Council tax reform proposals ‘will harm developers and landowners’
Scotland’s property industry has warned of the underlying effects of the Scottish Government’s “failure” to address a potential revaluation of the council tax base or re-structure the existing bands to introduce further higher value bands.
Yesterday’s announcement by first minster Nicola Sturgeon included proposals for the rates paid by those in the four highest council tax bands (E, F, G and H) to be adjusted from April 2017 in a move that will generate £100 million a year to be invested in schools through future local government settlements.
Under the proposals, which the first minister said build on the recommendations of the Commission on Local Tax Reform, the average band E household will pay around £2 per week more and the average household in the highest band will pay around £10 a week more.
The 75 per cent of Scottish households that live in bands A to D will be unaffected by this change to the council tax band system and a further 54,000 households living in bands E to H on low incomes - more than one third of which are pensioner households - will be entitled to an exemption from the changes through the council tax reduction scheme.
The reforms will also provide additional support to families on low incomes across all council tax bands by extending the relief available to households with children. This will benefit 77,000 low income families by an average of £173 per year, supporting an estimated 140,000 children.
Council tax bills have been frozen in Scotland since 2007 and the changes announced today will ensure that bills in every band will be lower than they would have been had the freeze not been in place. Across Scotland, average rates in all bands will remain lower than the average in England.
The council freeze will continue until April 2017. From April 2017, the freeze will be replaced with discretion for local authorities to increase council tax by a maximum of 3 per cent per year.

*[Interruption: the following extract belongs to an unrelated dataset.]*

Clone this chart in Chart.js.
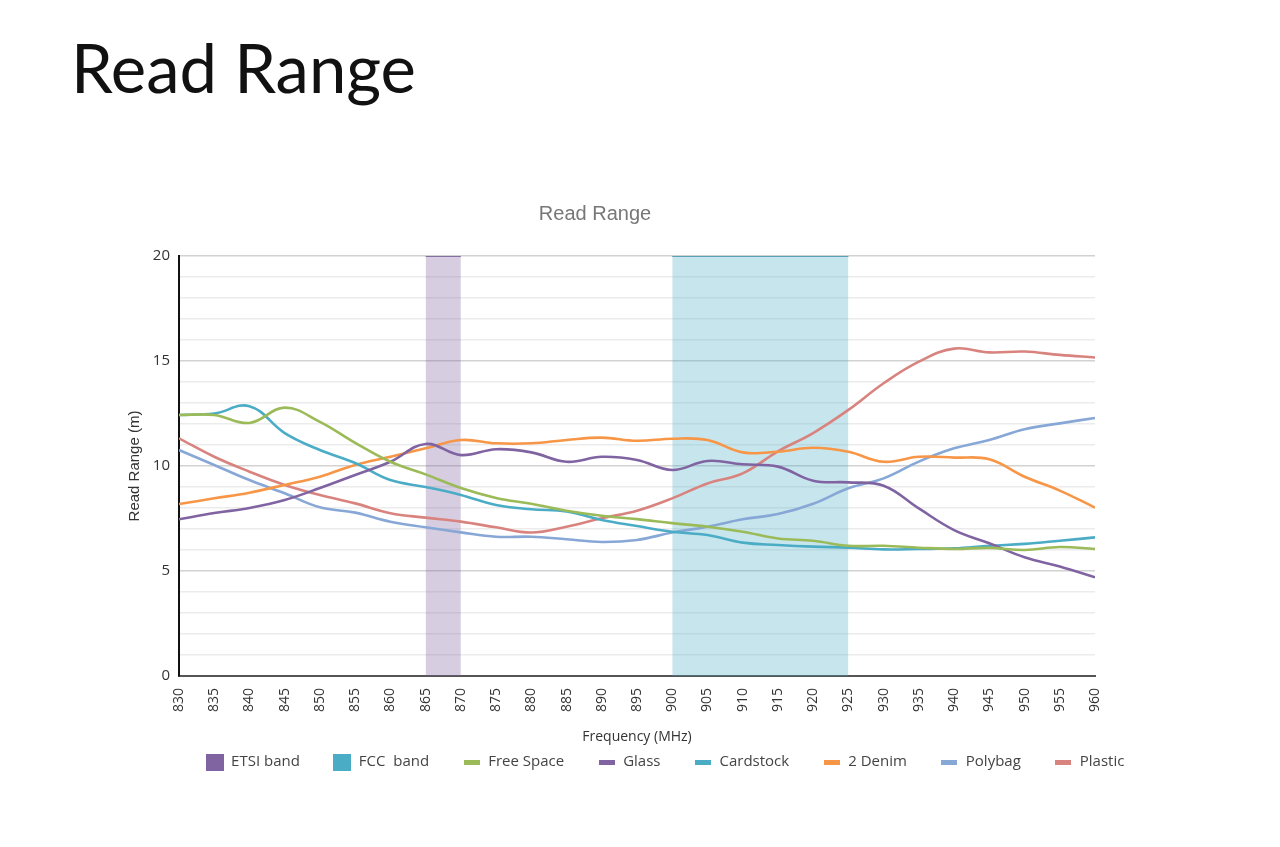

This could generate up to £70m for council services across the country.
The first minister also confirmed that the changes will pave the way for longer term reforms that will give local councils the benefit of growth in the Scottish economy, make taxation to fund local government expenditure as a whole more progressive and make the funding of local services more transparent.
The Scottish Property Federation (SPF) branded the new package of measures on council tax as “disappointing” although still a “step forward” in terms of a reformed cap on council tax and the ability of local authorities to control their own revenues.
David Melhuish, director of the Scottish Property Federation, said: “We welcome the reform of the cap on council tax whereby the most expensive homes could only pay three times the level of the least expensive properties – and the fact that local authorities will have more power to control their own revenues – this is long overdue.
“We are, however, disappointed that there is no mention in the first minister’s statement of a revaluation of the tax base or a re-structuring of council tax bands, which in our view are fundamentally necessary to making the council tax system fairer and relevant.”
The SPF has also warned that new powers proposed by the Scottish Government to enable councils to levy a tax on development and vacant and derelict land could have far-reaching and negative consequences for business and investor confidence in the property sector.
Mr Melhuish added: “The most concerning part of today’s announcement is the proposed new tax on vacant and derelict that aims to tackle land banking. We know that in many examples the barriers to development are within the planning system itself and we would urge ministers to avoid measures that disadvantage developers or landowners unfairly.
“There is a risk that such measures will effectively become a tax on development and investment that will penalise many property businesses for a problem which often isn’t of their making.”
Sarah Speirs, director of Royal Institute of Chartered Surveyors in Scotland, said: “We welcome the Scottish Government’s announcement that the local tax system of domestic property will remain property based. RICS believes that a regularly updated property-based taxation system is the simplest and most effective way to fund local services as the fixed nature of property facilitates collection and hinders concealment. Furthermore, with the onus to pay being on the occupier, and not the owner, the collection rate is high, with the administrative costs being relatively low.
“However, we feel that this announcement presents a missed opportunity to introduce a more progressive and fairer approach to local taxation of domestic properties in Scotland.
“We acknowledge the council tax increase in higher bands, and support for those in lower bands, will provide additional revenue; however, further steps can be taken through reviewing current bands and thresholds and revisiting the current, regressive multiplier. Additionally, current council tax bands are based upon valuations from 1991 and we suggest the introduction of statutory, five-year property valuation to ensure bands are align with market conditions.”